The challenge of this short book, only 187 pages, is that there is not adequate space for Sider’s arguments to be adequately fleshed out and explored. He makes strong and absolute statements such as “truly living like Jesus is only possible for those who embrace Christ as Lord and Savior and receive the transforming power of the Holy Spirit” (118). But then does not address the follow-up questions that arise for the reader, such as, “What happens when Christian witness does not reflect the transformation so described?” The good news is that this book is but a concise rendition of Sider’s more academic and longer work, If Jesus is Lord: Loving Enemies in an Age of Violence (Baker Academic, 2019). There were numerous times during reading when I wished I had the more substantive back arguments to really understand Sider’s thinking and logic when coming to certain conclusions.
One of Sider’s conclusions in Speak Your Peace is the reminder that nonviolence requires the belief that God will ultimately suppress evil. “Justice seems to demand a final judgment, where God deals with evil.

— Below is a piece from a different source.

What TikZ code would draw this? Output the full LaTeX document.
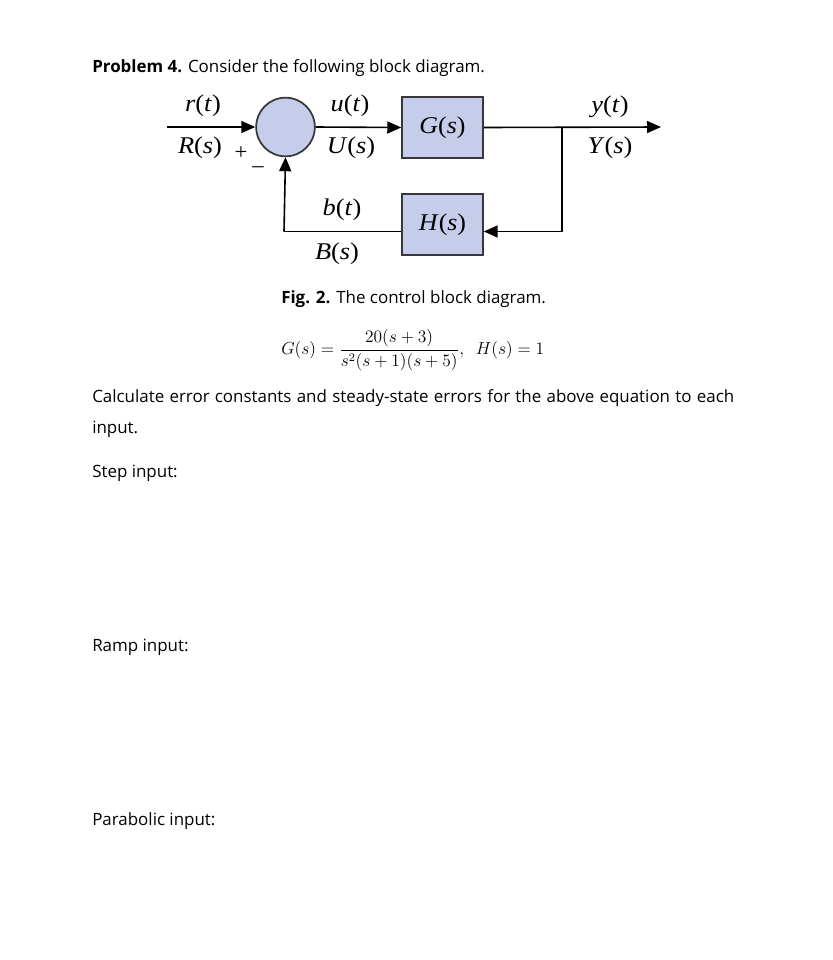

The assurance of a final judgment upon evil and evildoers is also a crucial foundation of nonviolence.” (86). Ultimately, for Sider, the New Testament rejects a militaristic Messiah and rather explains that the “true Messiah conquers evil with suffering love.” (87). Christians who chose to follow Jesus, for Sider, should follow suit and pursue nonviolence as a means of welcoming the kingdom of God on earth where forgiveness, justice, and peace will reign (13).